EXERCISE.
Among the entries below, find the line with "Emit a Python", then quote it and each following line up to and including the line with "from matplotlib.ticker import", and nothing else.

Stored data:
** start **

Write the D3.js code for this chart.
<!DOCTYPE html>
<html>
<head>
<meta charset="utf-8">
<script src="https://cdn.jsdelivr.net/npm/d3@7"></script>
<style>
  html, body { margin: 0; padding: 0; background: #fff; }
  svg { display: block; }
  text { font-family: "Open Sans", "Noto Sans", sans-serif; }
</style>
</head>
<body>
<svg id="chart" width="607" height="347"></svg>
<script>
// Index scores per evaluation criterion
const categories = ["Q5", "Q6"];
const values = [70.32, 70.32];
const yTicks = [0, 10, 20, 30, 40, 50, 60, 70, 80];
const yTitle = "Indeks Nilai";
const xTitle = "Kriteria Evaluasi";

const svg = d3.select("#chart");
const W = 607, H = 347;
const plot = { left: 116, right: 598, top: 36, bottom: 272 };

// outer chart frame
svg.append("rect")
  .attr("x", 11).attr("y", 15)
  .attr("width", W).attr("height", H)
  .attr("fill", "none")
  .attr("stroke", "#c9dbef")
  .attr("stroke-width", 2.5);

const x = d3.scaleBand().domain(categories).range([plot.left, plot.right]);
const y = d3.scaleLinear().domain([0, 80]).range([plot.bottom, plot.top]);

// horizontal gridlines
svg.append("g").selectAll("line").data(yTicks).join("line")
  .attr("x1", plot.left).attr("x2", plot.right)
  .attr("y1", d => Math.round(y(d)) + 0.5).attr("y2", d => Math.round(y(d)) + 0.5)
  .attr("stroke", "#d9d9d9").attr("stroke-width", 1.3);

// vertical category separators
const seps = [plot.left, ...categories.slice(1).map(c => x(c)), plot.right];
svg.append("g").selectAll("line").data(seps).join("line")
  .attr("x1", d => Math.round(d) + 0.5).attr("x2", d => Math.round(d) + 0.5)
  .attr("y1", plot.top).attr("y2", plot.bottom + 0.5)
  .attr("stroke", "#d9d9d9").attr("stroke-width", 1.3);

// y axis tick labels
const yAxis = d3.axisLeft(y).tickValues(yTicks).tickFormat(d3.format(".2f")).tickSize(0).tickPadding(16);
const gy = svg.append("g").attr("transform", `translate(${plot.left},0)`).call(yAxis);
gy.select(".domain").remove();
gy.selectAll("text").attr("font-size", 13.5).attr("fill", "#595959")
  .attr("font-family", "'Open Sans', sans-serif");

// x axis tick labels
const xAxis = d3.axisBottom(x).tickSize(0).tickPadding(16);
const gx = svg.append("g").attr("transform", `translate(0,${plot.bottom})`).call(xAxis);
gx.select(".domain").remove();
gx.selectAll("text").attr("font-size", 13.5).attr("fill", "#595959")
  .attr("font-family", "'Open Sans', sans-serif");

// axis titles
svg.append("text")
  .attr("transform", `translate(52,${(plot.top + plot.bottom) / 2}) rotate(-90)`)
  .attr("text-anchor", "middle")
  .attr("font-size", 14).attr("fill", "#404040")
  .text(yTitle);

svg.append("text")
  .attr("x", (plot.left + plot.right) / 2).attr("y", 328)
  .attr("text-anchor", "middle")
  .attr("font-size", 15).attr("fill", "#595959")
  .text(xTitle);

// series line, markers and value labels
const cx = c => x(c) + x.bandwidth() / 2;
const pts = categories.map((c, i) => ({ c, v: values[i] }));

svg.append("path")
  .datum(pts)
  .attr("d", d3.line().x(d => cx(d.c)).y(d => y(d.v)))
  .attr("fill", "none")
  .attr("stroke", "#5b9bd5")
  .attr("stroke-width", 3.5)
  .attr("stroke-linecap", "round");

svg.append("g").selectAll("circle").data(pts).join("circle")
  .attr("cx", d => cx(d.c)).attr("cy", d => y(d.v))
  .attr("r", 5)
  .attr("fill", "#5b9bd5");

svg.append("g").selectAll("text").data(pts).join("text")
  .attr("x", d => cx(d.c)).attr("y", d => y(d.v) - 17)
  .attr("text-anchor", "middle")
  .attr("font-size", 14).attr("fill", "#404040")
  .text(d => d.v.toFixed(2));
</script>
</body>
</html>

** end **
** start **

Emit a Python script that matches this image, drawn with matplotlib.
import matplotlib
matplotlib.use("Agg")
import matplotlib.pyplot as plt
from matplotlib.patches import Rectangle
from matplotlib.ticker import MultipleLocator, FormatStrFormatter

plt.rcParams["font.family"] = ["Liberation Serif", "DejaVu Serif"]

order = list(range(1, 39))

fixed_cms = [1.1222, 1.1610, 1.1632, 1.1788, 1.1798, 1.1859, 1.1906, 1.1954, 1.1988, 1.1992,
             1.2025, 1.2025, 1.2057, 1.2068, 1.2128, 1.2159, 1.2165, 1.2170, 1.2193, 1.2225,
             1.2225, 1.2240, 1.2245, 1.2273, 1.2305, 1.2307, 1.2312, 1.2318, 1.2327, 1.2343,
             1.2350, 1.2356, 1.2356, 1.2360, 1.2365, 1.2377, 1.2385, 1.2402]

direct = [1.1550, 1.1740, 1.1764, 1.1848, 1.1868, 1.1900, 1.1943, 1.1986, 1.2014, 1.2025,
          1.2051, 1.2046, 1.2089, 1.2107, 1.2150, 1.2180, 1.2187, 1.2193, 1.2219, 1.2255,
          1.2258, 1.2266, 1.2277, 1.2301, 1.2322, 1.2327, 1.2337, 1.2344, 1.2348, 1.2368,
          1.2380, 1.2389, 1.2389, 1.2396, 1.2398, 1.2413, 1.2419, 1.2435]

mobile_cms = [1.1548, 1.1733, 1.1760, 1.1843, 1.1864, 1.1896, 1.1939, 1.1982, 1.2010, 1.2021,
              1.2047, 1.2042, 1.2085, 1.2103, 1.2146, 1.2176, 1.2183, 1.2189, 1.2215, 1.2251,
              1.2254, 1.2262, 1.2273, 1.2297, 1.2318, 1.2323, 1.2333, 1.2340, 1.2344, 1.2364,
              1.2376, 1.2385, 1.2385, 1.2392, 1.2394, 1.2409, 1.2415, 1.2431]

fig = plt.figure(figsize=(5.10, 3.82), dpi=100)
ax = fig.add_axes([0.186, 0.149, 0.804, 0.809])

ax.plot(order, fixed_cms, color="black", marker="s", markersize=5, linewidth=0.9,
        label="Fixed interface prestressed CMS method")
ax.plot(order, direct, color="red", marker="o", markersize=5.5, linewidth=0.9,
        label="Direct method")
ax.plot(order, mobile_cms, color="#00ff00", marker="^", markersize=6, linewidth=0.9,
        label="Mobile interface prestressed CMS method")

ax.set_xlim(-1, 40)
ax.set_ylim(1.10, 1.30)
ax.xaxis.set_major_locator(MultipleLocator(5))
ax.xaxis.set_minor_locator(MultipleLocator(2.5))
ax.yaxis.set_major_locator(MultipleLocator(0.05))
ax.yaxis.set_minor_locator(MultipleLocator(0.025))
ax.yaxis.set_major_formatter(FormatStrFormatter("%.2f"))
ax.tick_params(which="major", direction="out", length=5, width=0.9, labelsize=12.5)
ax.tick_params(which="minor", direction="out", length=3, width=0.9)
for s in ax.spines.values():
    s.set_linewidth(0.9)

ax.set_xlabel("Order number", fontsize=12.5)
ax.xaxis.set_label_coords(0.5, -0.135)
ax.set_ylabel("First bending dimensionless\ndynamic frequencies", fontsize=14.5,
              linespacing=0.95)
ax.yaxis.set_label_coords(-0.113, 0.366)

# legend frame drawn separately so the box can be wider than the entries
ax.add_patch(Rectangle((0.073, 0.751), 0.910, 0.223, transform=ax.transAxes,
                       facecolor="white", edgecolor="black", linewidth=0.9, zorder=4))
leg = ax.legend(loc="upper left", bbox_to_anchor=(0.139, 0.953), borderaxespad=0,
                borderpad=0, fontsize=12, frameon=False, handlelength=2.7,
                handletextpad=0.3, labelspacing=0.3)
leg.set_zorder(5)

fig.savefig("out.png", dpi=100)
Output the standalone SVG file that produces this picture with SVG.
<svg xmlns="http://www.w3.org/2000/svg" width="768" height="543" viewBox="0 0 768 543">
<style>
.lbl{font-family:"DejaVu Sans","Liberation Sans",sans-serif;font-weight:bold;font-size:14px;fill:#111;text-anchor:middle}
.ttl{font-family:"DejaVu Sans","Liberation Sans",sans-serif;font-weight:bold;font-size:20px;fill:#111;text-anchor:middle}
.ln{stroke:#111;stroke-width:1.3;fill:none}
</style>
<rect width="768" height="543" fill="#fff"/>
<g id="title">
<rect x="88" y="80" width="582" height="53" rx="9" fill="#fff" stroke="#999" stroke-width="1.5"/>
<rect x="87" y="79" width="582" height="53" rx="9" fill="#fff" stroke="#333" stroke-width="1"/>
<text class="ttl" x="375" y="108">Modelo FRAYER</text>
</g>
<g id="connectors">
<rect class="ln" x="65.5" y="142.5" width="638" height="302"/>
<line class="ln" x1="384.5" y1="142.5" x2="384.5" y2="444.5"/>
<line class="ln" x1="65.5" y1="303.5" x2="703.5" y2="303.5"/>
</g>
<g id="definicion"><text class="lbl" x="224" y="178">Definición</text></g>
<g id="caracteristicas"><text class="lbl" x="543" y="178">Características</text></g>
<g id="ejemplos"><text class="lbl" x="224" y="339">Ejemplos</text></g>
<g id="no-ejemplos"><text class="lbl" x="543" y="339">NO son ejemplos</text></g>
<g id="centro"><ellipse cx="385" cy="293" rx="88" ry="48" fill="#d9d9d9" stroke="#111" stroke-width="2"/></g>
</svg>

** end **
** start **

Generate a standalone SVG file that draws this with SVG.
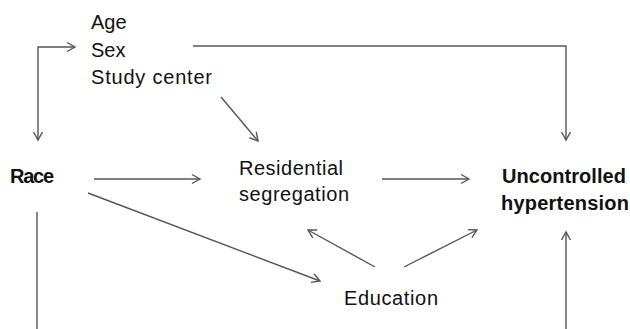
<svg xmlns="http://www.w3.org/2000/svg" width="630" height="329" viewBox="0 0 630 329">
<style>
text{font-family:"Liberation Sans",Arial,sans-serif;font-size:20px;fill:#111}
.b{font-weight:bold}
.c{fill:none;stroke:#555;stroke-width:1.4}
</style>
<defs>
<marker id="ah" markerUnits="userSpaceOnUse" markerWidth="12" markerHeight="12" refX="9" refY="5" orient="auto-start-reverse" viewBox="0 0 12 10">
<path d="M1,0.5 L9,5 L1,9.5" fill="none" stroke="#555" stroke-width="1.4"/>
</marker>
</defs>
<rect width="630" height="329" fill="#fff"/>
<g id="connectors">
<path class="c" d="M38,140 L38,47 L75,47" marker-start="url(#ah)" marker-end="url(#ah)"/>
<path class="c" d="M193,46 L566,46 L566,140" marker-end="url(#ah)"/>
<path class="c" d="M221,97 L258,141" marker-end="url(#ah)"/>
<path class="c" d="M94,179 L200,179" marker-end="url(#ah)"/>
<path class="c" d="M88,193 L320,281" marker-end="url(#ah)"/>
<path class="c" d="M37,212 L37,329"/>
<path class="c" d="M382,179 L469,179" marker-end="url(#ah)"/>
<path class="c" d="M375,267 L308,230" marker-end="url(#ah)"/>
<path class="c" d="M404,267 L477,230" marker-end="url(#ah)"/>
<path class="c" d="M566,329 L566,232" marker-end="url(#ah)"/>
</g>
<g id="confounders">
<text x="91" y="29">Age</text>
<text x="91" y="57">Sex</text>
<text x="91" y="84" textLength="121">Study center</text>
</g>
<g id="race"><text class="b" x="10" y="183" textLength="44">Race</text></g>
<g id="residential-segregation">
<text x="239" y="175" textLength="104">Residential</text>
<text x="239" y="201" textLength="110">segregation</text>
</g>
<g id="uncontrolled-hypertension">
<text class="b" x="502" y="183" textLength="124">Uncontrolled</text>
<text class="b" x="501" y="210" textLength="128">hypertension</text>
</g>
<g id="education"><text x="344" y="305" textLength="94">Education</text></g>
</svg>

** end **

REPLY TO THE EXERCISE.
Emit a Python script that matches this image, drawn with matplotlib.
import matplotlib
matplotlib.use("Agg")
import matplotlib.pyplot as plt
from matplotlib.patches import Rectangle
from matplotlib.ticker import MultipleLocator, FormatStrFormatter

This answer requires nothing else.